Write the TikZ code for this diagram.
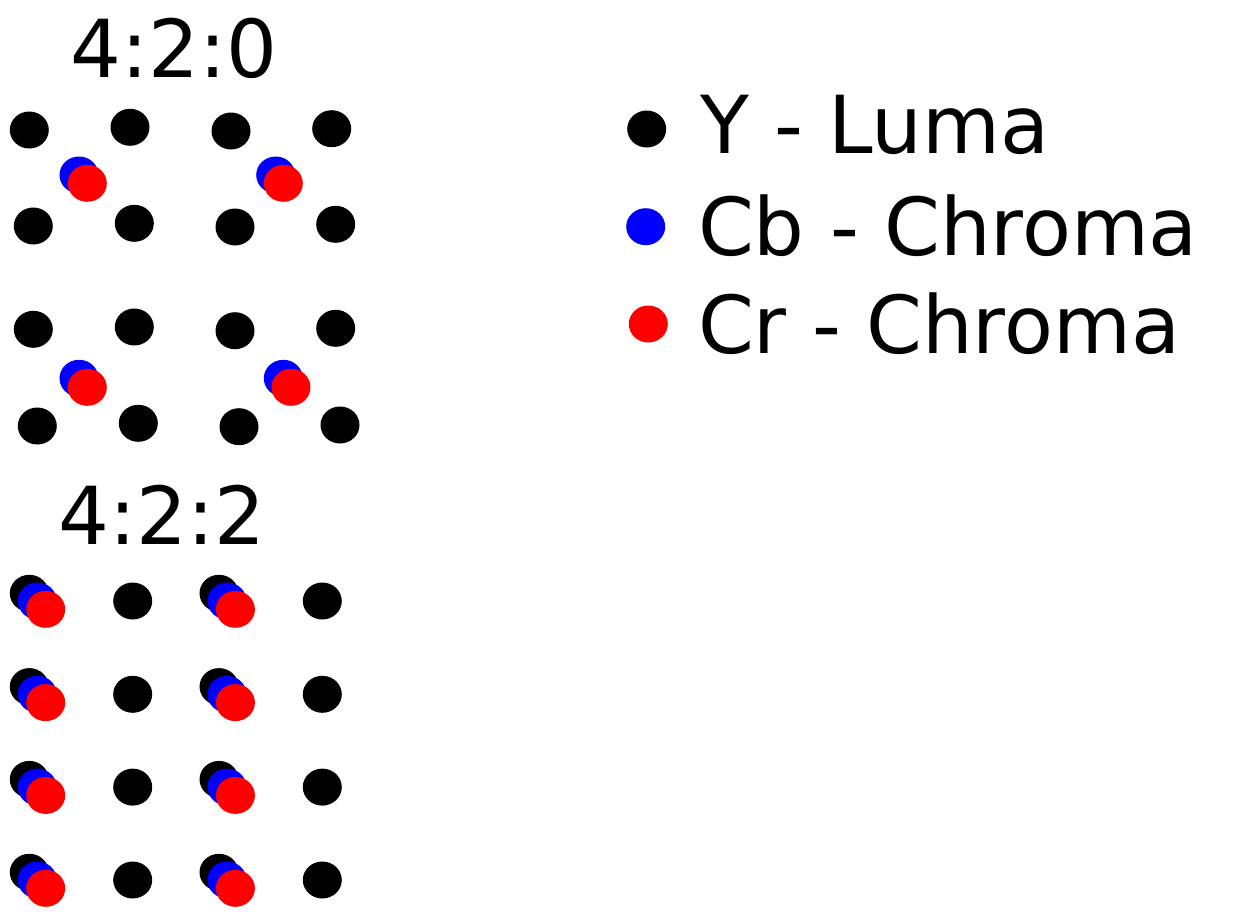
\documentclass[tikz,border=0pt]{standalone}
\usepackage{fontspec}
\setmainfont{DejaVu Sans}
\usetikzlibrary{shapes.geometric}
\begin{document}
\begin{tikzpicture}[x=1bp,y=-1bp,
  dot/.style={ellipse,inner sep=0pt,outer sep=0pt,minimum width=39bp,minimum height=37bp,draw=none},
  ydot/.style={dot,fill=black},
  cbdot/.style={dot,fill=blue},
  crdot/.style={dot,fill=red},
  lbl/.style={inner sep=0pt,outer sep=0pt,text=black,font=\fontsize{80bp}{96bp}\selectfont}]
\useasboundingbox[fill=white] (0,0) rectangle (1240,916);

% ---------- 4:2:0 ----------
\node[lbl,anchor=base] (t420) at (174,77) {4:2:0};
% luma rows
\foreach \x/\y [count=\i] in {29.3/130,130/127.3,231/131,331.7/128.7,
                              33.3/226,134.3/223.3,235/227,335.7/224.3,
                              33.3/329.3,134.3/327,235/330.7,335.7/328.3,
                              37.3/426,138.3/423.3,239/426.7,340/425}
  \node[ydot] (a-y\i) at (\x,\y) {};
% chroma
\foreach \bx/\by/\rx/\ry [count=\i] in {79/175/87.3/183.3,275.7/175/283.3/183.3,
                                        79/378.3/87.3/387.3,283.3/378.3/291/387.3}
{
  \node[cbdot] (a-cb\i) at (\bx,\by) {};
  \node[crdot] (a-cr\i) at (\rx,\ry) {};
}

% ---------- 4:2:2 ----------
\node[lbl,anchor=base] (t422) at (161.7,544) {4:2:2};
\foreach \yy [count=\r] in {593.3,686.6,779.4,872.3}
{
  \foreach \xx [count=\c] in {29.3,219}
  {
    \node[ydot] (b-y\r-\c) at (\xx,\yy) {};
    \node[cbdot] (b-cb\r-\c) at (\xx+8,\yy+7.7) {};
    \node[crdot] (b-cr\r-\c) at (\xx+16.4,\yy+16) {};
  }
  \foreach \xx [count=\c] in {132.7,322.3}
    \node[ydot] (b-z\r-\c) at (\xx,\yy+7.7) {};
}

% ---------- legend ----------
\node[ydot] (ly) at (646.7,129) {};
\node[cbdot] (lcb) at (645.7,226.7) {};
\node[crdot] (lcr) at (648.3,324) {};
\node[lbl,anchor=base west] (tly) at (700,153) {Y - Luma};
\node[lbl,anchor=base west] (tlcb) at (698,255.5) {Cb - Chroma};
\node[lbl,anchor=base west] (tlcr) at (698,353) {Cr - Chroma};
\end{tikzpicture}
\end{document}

▶ [Exercise task] Transcribe all the lines above exactly, apart from the pictures.

▶ [Full response]
Write the TikZ code for this diagram.
\documentclass[tikz,border=0pt]{standalone}
\usepackage{fontspec}
\setmainfont{DejaVu Sans}
\usetikzlibrary{shapes.geometric}
\begin{document}
\begin{tikzpicture}[x=1bp,y=-1bp,
  dot/.style={ellipse,inner sep=0pt,outer sep=0pt,minimum width=39bp,minimum height=37bp,draw=none},
  ydot/.style={dot,fill=black},
  cbdot/.style={dot,fill=blue},
  crdot/.style={dot,fill=red},
  lbl/.style={inner sep=0pt,outer sep=0pt,text=black,font=\fontsize{80bp}{96bp}\selectfont}]
\useasboundingbox[fill=white] (0,0) rectangle (1240,916);

% ---------- 4:2:0 ----------
\node[lbl,anchor=base] (t420) at (174,77) {4:2:0};
% luma rows
\foreach \x/\y [count=\i] in {29.3/130,130/127.3,231/131,331.7/128.7,
                              33.3/226,134.3/223.3,235/227,335.7/224.3,
                              33.3/329.3,134.3/327,235/330.7,335.7/328.3,
                              37.3/426,138.3/423.3,239/426.7,340/425}
  \node[ydot] (a-y\i) at (\x,\y) {};
% chroma
\foreach \bx/\by/\rx/\ry [count=\i] in {79/175/87.3/183.3,275.7/175/283.3/183.3,
                                        79/378.3/87.3/387.3,283.3/378.3/291/387.3}
{
  \node[cbdot] (a-cb\i) at (\bx,\by) {};
  \node[crdot] (a-cr\i) at (\rx,\ry) {};
}

% ---------- 4:2:2 ----------
\node[lbl,anchor=base] (t422) at (161.7,544) {4:2:2};
\foreach \yy [count=\r] in {593.3,686.6,779.4,872.3}
{
  \foreach \xx [count=\c] in {29.3,219}
  {
    \node[ydot] (b-y\r-\c) at (\xx,\yy) {};
    \node[cbdot] (b-cb\r-\c) at (\xx+8,\yy+7.7) {};
    \node[crdot] (b-cr\r-\c) at (\xx+16.4,\yy+16) {};
  }
  \foreach \xx [count=\c] in {132.7,322.3}
    \node[ydot] (b-z\r-\c) at (\xx,\yy+7.7) {};
}

% ---------- legend ----------
\node[ydot] (ly) at (646.7,129) {};
\node[cbdot] (lcb) at (645.7,226.7) {};
\node[crdot] (lcr) at (648.3,324) {};
\node[lbl,anchor=base west] (tly) at (700,153) {Y - Luma};
\node[lbl,anchor=base west] (tlcb) at (698,255.5) {Cb - Chroma};
\node[lbl,anchor=base west] (tlcr) at (698,353) {Cr - Chroma};
\end{tikzpicture}
\end{document}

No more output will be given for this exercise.